LeetCode 818: Race Car

Explanation:

To solve this problem, we can use a dynamic programming approach. We can create a dp array to store the minimum number of instructions needed to reach each position from the starting position 0. We iterate through each position up to the target and for each position, we check two scenarios:

1. Keep accelerating to reach the target from the current position in the forward direction.
2. Reverse at some point to reach the target from the current position in the reverse direction.

We update the dp array with the minimum of these two scenarios. Finally, we return the value at the target position in the dp array as the result.

Algorithm:

1. Initialize a dp array of size target + 1 to store the minimum instructions needed to reach each position from 0.
2. Iterate over positions from 1 to target:
   • Calculate the total distance covered to reach the target from the current position by accelerating only.
   • Calculate the minimum number of instructions needed to reach the target from the current position by reversing at some point.
   • Update the dp array at the current position with the minimum of the above two scenarios.
3. Return the value at the target position in the dp array as the result.

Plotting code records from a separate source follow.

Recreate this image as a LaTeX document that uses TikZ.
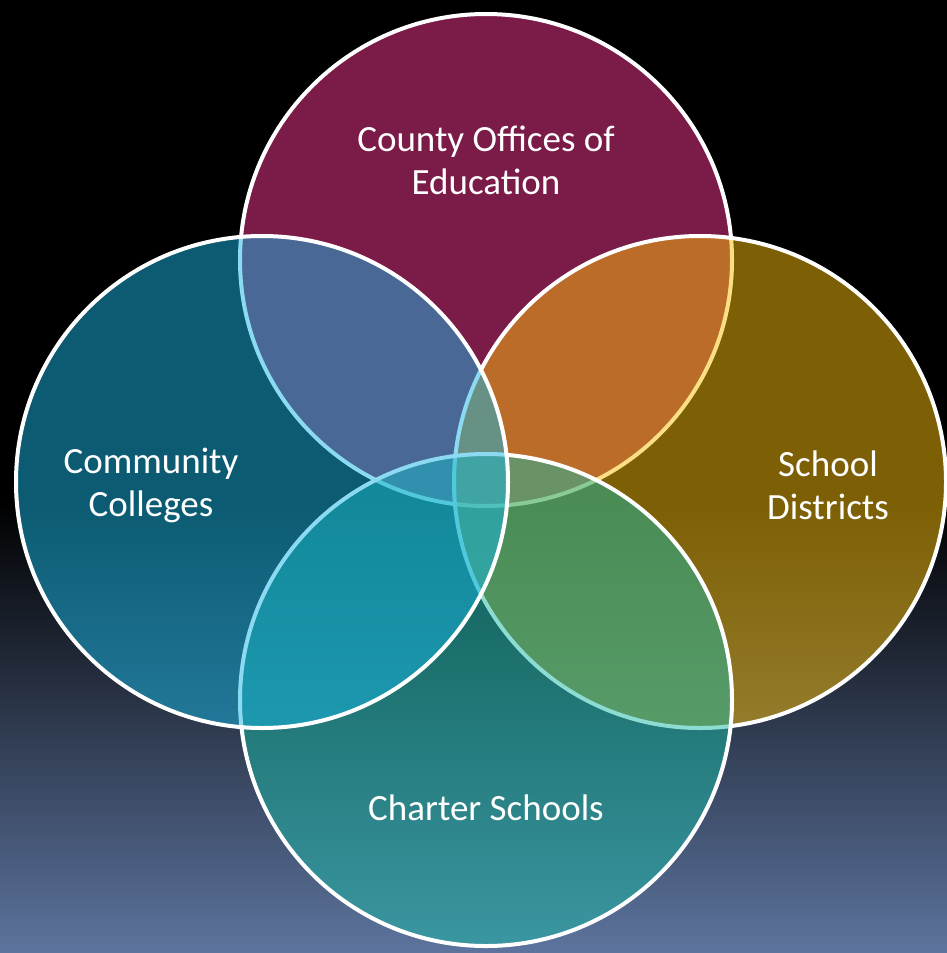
\documentclass[tikz,border=0pt]{standalone}
\usepackage{fontspec}
\setmainfont{Carlito}
\usetikzlibrary{positioning}

\definecolor{coefill}{RGB}{246,54,144}
\definecolor{sdfill}{RGB}{250,190,10}
\definecolor{csfill}{RGB}{26,186,166}
\definecolor{ccfill}{RGB}{24,182,228}
\definecolor{bgbottom}{RGB}{93,116,158}

\begin{document}
\begin{tikzpicture}[x=1pt,y=-1pt]
        \tikzstyle{set}=[circle,draw=white,line width=4pt,fill opacity=0.5,minimum size=492pt,inner sep=0pt]
        \tikzstyle{setname}=[text=white,align=center,font=\fontsize{37}{43}\selectfont]
       % backdrop
       \useasboundingbox (0,0) rectangle (947,953);
       \fill[black] (0,0) rectangle (947,953);
       \shade[top color=black,bottom color=bgbottom] (0,500) rectangle (947,953);
       \begin{scope}
         \node [set,fill=coefill] (coe) at (486,260) {};
         \node [set,fill=sdfill] (sd) at (700,482) {};
         \node [set,fill=csfill] (cs) at (486,700) {};
         \node [set,fill=ccfill] (cc) at (262,482) {};

         \node [setname] (coetext) at (486,160) {County Offices of\\Education};
         \node [setname] (cctext) at (151,485) {Community\\Colleges};
         \node [setname] (sdtext) at (828,485) {School\\Districts};
         \node [setname] (cstext) at (486,808) {Charter Schools};
        \end{scope}
      \end{tikzpicture}
\end{document}
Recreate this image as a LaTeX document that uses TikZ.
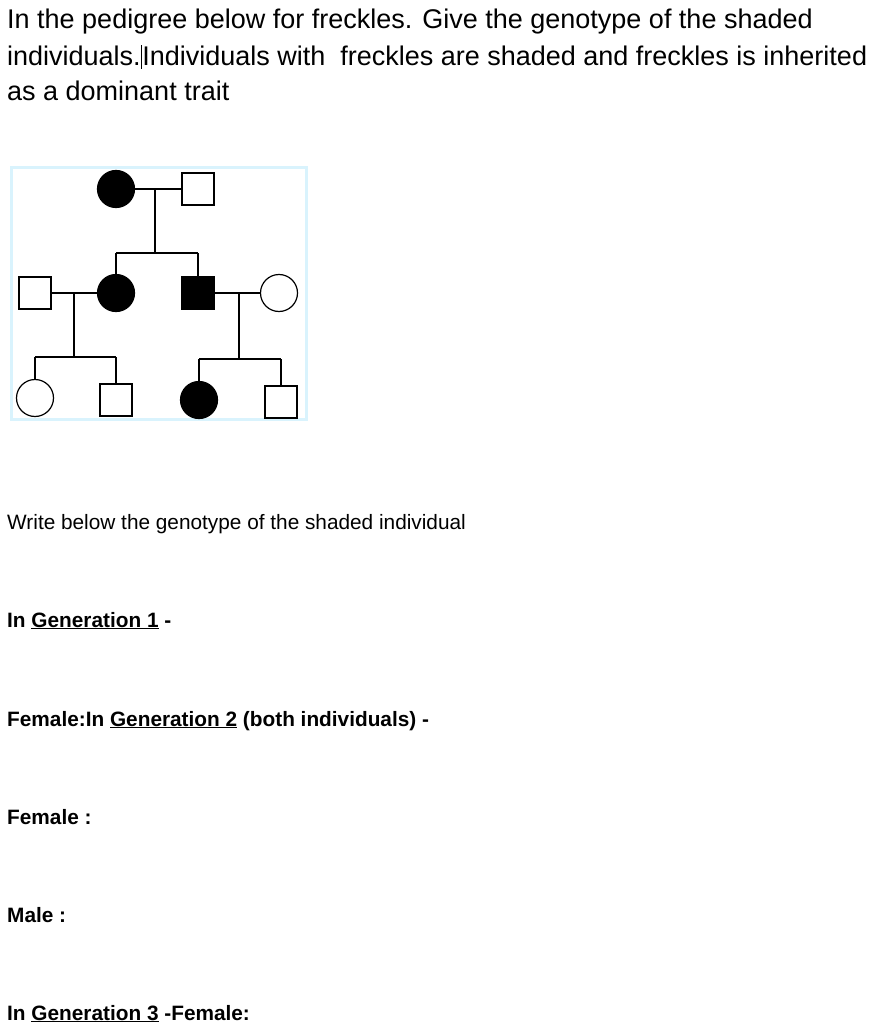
\documentclass[tikz,border=0pt]{standalone}
\usepackage{fontspec}
\setmainfont{Liberation Sans}
\begin{document}
\begin{tikzpicture}[x=1pt,y=-1pt,
  t/.style={anchor=base west,inner sep=0pt,font=\fontsize{27}{32}\selectfont},
  b/.style={anchor=base west,inner sep=0pt,font=\fontsize{20.8}{24}\selectfont\bfseries},
  ln/.style={line width=1.2pt},
  sq/.style={draw,line width=1.2pt,minimum size=32pt,inner sep=0pt,fill=white},
  ci/.style={draw,circle,line width=1.2pt,minimum size=37pt,inner sep=0pt,fill=white},
  fsq/.style={sq,fill=black},
  fci/.style={ci,fill=black}]
\useasboundingbox (0,0) rectangle (873,1024);
\node[t] (l1) at (7,29) {In the pedigree below for freckles. Give the genotype of the shaded};
\node[t] (l2) at (7,66) {individuals.\rule[-3pt]{1.5pt}{24pt}Individuals with\ \ freckles are shaded and freckles is inherited};
\node[t] (l3) at (7,101) {as a dominant trait};
\draw[draw=cyan!15,line width=3pt,fill=white] (11,168) rectangle (306,419);
\coordinate (m1) at (155,189);
\node[fci] (a) at (116,189) {};
\node[sq] (b) at (198,189) {};
\node[sq] (c) at (35,293) {};
\node[fci] (d) at (116,293) {};
\node[fsq] (e) at (198,293) {};
\node[ci] (f) at (279,293) {};
\node[ci] (g) at (35,398) {};
\node[sq] (h) at (116,400) {};
\node[fci] (i) at (199,400) {};
\node[sq] (j) at (281,402) {};
\draw[ln] (a) -- (b);
\draw[ln] (m1) -- (155,253) coordinate (s1);
\draw[ln] (116,253) -- (198,253);
\draw[ln] (116,253) -- (d.north);
\draw[ln] (198,253) -- (e.north);
\draw[ln] (c.east) -- (d.west);
\draw[ln] (74,293) -- (74,357);
\draw[ln] (35,357) -- (116,357);
\draw[ln] (35,357) -- (g.north);
\draw[ln] (116,357) -- (h.north);
\draw[ln] (e.east) -- (f.west);
\draw[ln] (239,293) -- (239,359);
\draw[ln] (199,359) -- (281,359);
\draw[ln] (199,359) -- (i.north);
\draw[ln] (281,359) -- (j.north);
\node[anchor=base west,inner sep=0pt,font=\fontsize{20.8}{24}\selectfont] (w) at (7,529) {Write below the genotype of the shaded individual};
\node[b] (g1) at (7,627) {In \underline{Generation 1} -};
\node[b] (g2) at (7,726) {Female:In \underline{Generation 2} (both individuals) -};
\node[b] (fe) at (7,824) {Female :};
\node[b] (ma) at (7,922) {Male :};
\node[b] (g3) at (7,1020) {In \underline{Generation 3} -Female:};
\end{tikzpicture}
\end{document}
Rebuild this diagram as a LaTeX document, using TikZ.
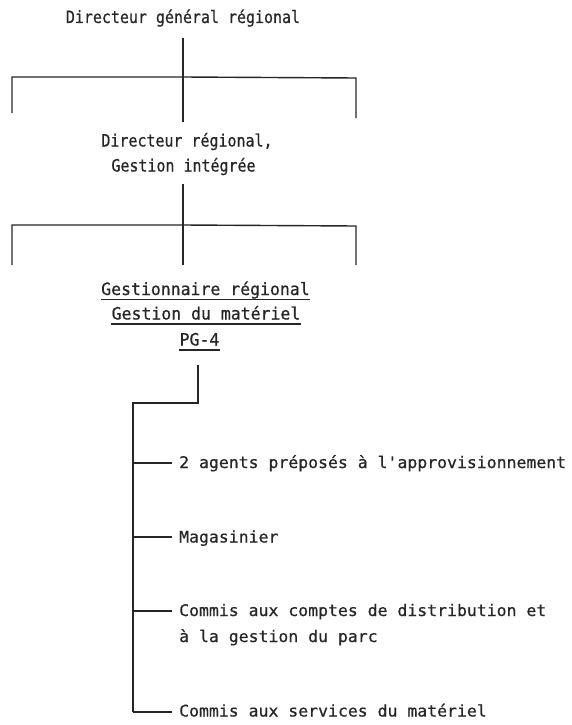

Time Complexity: O(target * log(target))
Space Complexity: O(target)

:

class Solution {
    public int racecar(int target) {
        int[] dp = new int[target + 1];
        Arrays.fill(dp, Integer.MAX_VALUE);
        dp[0] = 0;

        for (int pos = 1; pos <= target; pos++) {
            int k = 32 - Integer.numberOfLeadingZeros(pos);
            if (pos == (1 << k) - 1) {
                dp[pos] = k;
                continue;
            }

            for (int i = 1; i < k; i++) {
                dp[pos] = Math.min(dp[pos], dp[pos - (1 << (k - 1)) + (1 << i)] + k - 1 + i + 1);
            }

            dp[pos] = Math.min(dp[pos], k + 1 + dp[(1 << k) - 1 - pos]);
        }

        return dp[target];
    }
}